Stories can be diverse and they can be influential, albeit some are more subtle than others in nature, while other events can be immediately felt. No more so felt, is firstly to those living along the coastal rim and rural isolated communities. Here the impact poses is increased to those directly linked with the sea, where daily lives are made from earning an income ashore and within coastal waters.

The topics in Coastal Notes can also be about the rare finding of sea-life creatures, a historic shipwreck lost to the passage of time and which has yet many a secret to tell. A trawler's net caught hauling more than fish but cannon balls dating to the Napoleonic era.

Also focusing the attention of Coastal Notes, are the maritime museums which are of national importance to maintaining access and knowledge of historical exhibits for future generations.

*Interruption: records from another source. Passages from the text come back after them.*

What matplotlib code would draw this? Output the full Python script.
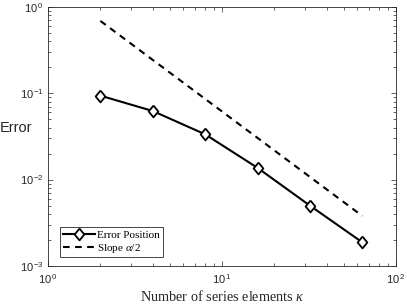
import math
import matplotlib
matplotlib.use("Agg")
import matplotlib.pyplot as plt
from matplotlib.ticker import LogLocator, FuncFormatter, NullFormatter

# data
n_elements = [2, 4, 8, 16, 32, 64]
err_position = [0.094, 0.0624, 0.0335, 0.0137, 0.0050, 0.00188]
slope_x = [2, 64]
slope_y = [0.69, 0.0038]

plt.rcParams.update({
    "font.family": "Liberation Sans",
    "mathtext.fontset": "custom",
    "mathtext.rm": "Liberation Sans",
    "mathtext.it": "Liberation Serif:italic",
    "mathtext.bf": "Liberation Sans:bold",
})

GREY = "#262626"
# slightly tall diamond, like matlab's
DIAMOND = [(0, 1), (0.82, 0), (0, -1), (-0.82, 0), (0, 1)]


def decade_label(v, pos):
    exp = int(round(math.log10(v)))
    return r"$\mathrm{10}^{\,\mathrm{%d}}$" % exp


fig = plt.figure(figsize=(4.07, 3.05), dpi=100)
ax = fig.add_axes([0.118, 0.128, 0.855, 0.849])

ax.plot(n_elements, err_position, "-", color="black", lw=1.5,
        marker=DIAMOND, ms=8.5, mfc="white", mec="black", mew=1.3,
        label="Error Position")
ax.plot(slope_x, slope_y, "--", color="black", lw=1.5, dashes=(3.2, 2.6),
        label=r"Slope $\alpha$/2")

ax.set_xscale("log")
ax.set_yscale("log")
ax.set_xlim(1, 100)
ax.set_ylim(1e-3, 1)

for axis in (ax.xaxis, ax.yaxis):
    axis.set_major_locator(LogLocator(base=10, numticks=10))
    axis.set_minor_locator(LogLocator(base=10, subs=range(2, 10), numticks=10))
    axis.set_major_formatter(FuncFormatter(decade_label))
    axis.set_minor_formatter(NullFormatter())

ax.tick_params(which="both", direction="in", top=True, right=True,
               labelsize=8, colors=GREY, width=0.5)
ax.tick_params(which="major", length=3.5)
ax.tick_params(which="minor", length=2)
ax.tick_params(axis="x", pad=5)
ax.tick_params(axis="y", pad=3)
for sp in ax.spines.values():
    sp.set_linewidth(0.6)
    sp.set_color(GREY)

ax.set_xlabel(r"Number of series elements $\kappa$", family="Liberation Serif",
              fontsize=10.3, labelpad=2, color=GREY)
fig.text(0.0, 0.58, "Error", fontsize=10.5, ha="left", va="center", color=GREY)

leg = ax.legend(loc="lower left", bbox_to_anchor=(0.034, 0.033),
                borderaxespad=0, prop={"family": "Liberation Serif", "size": 8},
                fancybox=False, edgecolor=GREY, framealpha=1,
                handlelength=2.9, handletextpad=0.2, borderpad=0.25,
                labelspacing=0.15)
leg.get_frame().set_linewidth(0.6)

fig.savefig("out.png", dpi=100)
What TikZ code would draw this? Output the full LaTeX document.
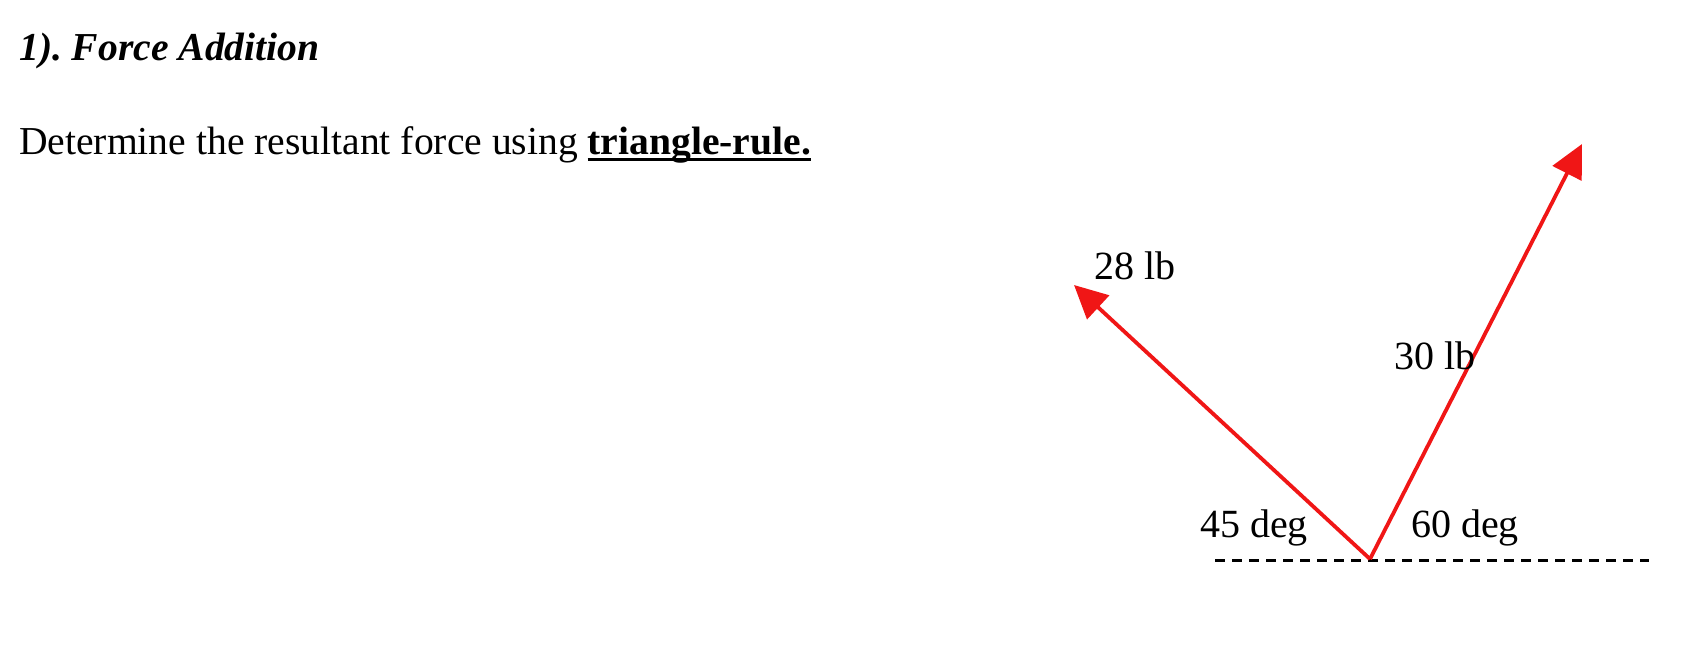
\documentclass[tikz,border=0pt]{standalone}
\usepackage{fontspec}
\setmainfont{Liberation Serif}
\usetikzlibrary{arrows.meta}
\definecolor{vecred}{RGB}{240,22,22}
\newcommand\myuline[1]{\setbox0\hbox{#1}\rlap{\rule[-6.5pt]{\wd0}{2.8pt}}\box0}
\tikzset{
  txt/.style={inner sep=0pt, font=\fontsize{39.6}{47}\selectfont},
  lbl/.style={inner sep=0pt, font=\fontsize{40}{48}\selectfont},
  force/.style={draw=vecred, line width=3.8pt, -{Triangle[length=33pt,width=32pt]}},
  baseline dash/.style={draw=black, line width=3pt, dash pattern=on 9.5pt off 7.5pt}
}
\begin{document}
\begin{tikzpicture}[x=1pt,y=-1pt]
\useasboundingbox[fill=white] (0,0) rectangle (1689,646);
\node[txt, anchor=base west] (title) at (19,60) {\textbf{\textit{1).\ Force Addition}}};
\node[txt, anchor=base west] (task) at (19,154) {Determine the resultant force using \myuline{\textbf{triangle-rule.}}};
\coordinate (O) at (1370,559);
\coordinate (A) at (1074,285);
\coordinate (B) at (1582,144);
\coordinate (L) at (1215,560);
\coordinate (R) at (1649,560);
\draw[baseline dash] (L) -- (R);
\draw[force] (O) -- (A);
\draw[force] (O) -- (B);
\node[lbl] (f1) at (1135,266) {28 lb};
\node[lbl] (f2) at (1435,356) {30 lb};
\node[lbl] (a1) at (1254,528) {45 deg};
\node[lbl] (a2) at (1465,528) {60 deg};
\end{tikzpicture}
\end{document}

Equally to keep an eye on the present day, with activities of existing and planned projects in the pipeline from the wind and wave renewables sector and those of the energy exploration industry.

In addition Coastal Notes has many more angles to cover, be it the weekend boat leisure user taking a sedate cruise off a long straight beach on the coast beach and making a friend with a feathered companion along the way.

In complete contrast is to those who harvest the sea, using small boats based in harbours where infrastructure and safety poses an issue, before they set off to ply their trade at the foot of our highest sea cliffs along the rugged wild western seaboard.

It's all there, as Coastal Notes tells the stories that are arguably as varied to the environment from which they came from and indeed which shape people's interaction with the surrounding environment that is the natural world and our relationship with the sea.